Question

A deck of 52 cards is shuffled thoroughly. What is the probability that the four aces are all next to each other?

Answer

**step1** Understanding the Problem

The problem asks us to find the chance, or probability, that when a standard deck of 52 cards is thoroughly shuffled, all four aces end up being right next to each other in the deck. This means the aces form a single group without any other cards in between them.

**step2** Determining the Total Number of Ways to Arrange the Cards

A standard deck has 52 unique cards. When we shuffle them, we are creating a specific order for all 52 cards. The total number of different ways to arrange 52 cards is found by multiplying 52 by 51, then by 50, and continuing this multiplication all the way down to 1. This number represents every single possible arrangement of the deck.

**step3** Determining the Number of Ways to Arrange the Aces Internally

For the four aces to be next to each other, they first need to be in a group. Within this group, the four different aces (Ace of Spades, Ace of Hearts, Ace of Diamonds, Ace of Clubs) can be arranged in various ways.
The number of ways to arrange these 4 aces among themselves is calculated by multiplying 4 by 3, then by 2, and finally by 1.
$$4 \times 3 \times 2 \times 1 = 24$$
So, there are 24 different ways the four aces can be ordered within their block.

**step4** Considering the Block of Aces as One Unit

Now, let's think of the four aces as if they are glued together, forming one large "super card" or a single "block."
There are 52 cards in total. Since 4 of them are aces, the number of non-ace cards is $$52 - 4 = 48$$.
So, we now have 48 individual non-ace cards and 1 "block of aces." In total, we are arranging $$48 + 1 = 49$$ separate items.

**step5** Calculating Arrangements of the Combined Units

The number of ways to arrange these 49 items (the 48 individual cards and the 1 block of aces) is found by multiplying 49 by 48, then by 47, and so on, all the way down to 1. This gives us all the possible arrangements where the "block of aces" is placed somewhere among the other 48 cards.

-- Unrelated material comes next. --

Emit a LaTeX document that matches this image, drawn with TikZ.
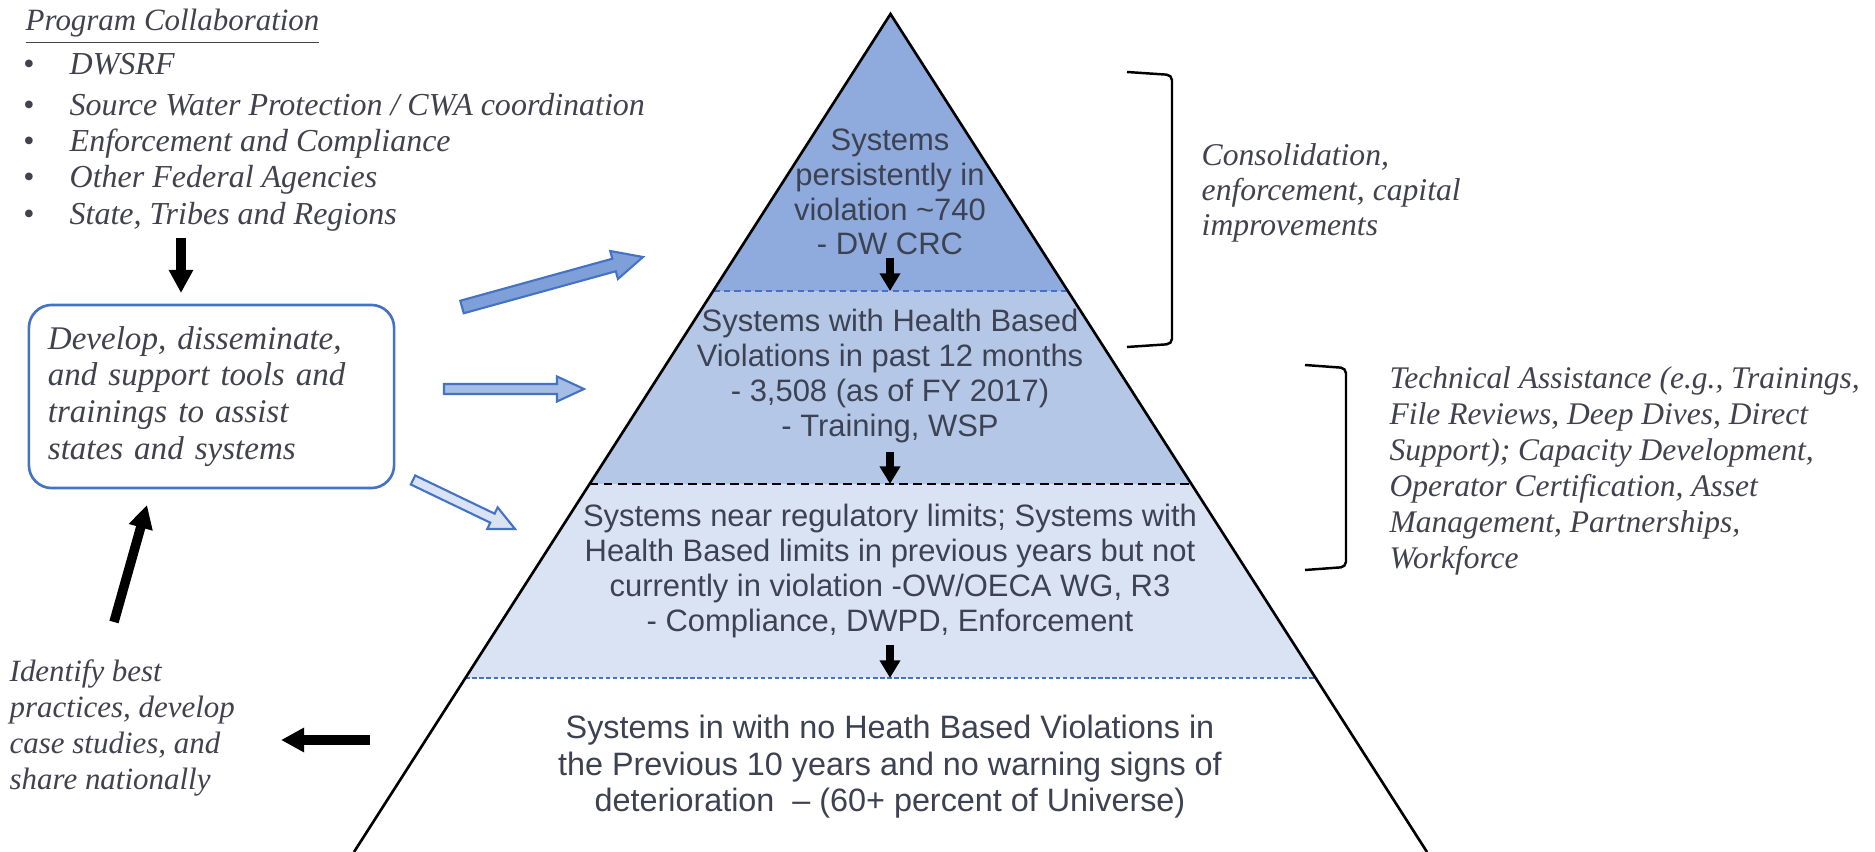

**step6** Calculating the Total Number of Favorable Arrangements

To find the total number of arrangements where the four aces are together, we combine the number of ways the aces can be arranged within their block (from Step 3) with the number of ways this block can be placed among the other cards (from Step 5).
This is calculated by multiplying (the ways to arrange 49 items) by (the ways to arrange the 4 aces internally).
So, the number of favorable arrangements is $$(\text{49 multiplied by 48, ..., down to 1}) \times 24$$.

**step7** Calculating the Probability

The probability of an event is calculated by dividing the number of favorable outcomes by the total number of possible outcomes.
$$ \text{Probability} = \frac{\text{Number of favorable arrangements}}{\text{Total number of arrangements}} $$
Using the results from our previous steps:
$$ \text{Probability} = \frac{(\text{49 multiplied by 48, ..., down to 1}) \times 24}{(\text{52 multiplied by 51, ..., down to 1})} $$
We can simplify this fraction. Notice that the part "49 multiplied by 48, ..., down to 1" appears in both the top and the bottom parts of the fraction. These terms cancel each other out, just like dividing a number by itself.
What remains on the top of the fraction is 24.
What remains on the bottom of the fraction is $$52 \times 51 \times 50$$.

**step8** Performing the Calculation

Now we calculate the value of the numbers remaining in the denominator:
$$52 \times 51 \times 50$$
First, multiply $$52 \times 50$$:
$$52 \times 50 = 2600$$
Next, multiply this result by 51:
$$2600 \times 51$$
We can calculate this as:
$$2600 \times (50 + 1) = (2600 \times 50) + (2600 \times 1)$$
$$130000 + 2600 = 132600$$
So, the probability is $$\frac{24}{132600}$$.

**step9** Simplifying the Fraction

We need to simplify the fraction $$\frac{24}{132600}$$ to its simplest form.
We can divide both the numerator and the denominator by common factors until no more common factors exist.
Divide both by 2:
$$ \frac{24 \div 2}{132600 \div 2} = \frac{12}{66300} $$
Divide by 2 again:
$$ \frac{12 \div 2}{66300 \div 2} = \frac{6}{33150} $$
Divide by 2 again:
$$ \frac{6 \div 2}{33150 \div 2} = \frac{3}{16575} $$
Now, we can divide both numbers by 3. (To check if a number is divisible by 3, we can sum its digits: 1+6+5+7+5 = 24, and 24 is divisible by 3).
$$ \frac{3 \div 3}{16575 \div 3} = \frac{1}{5525} $$
The simplified probability that the four aces are all next to each other is $$\frac{1}{5525}$$.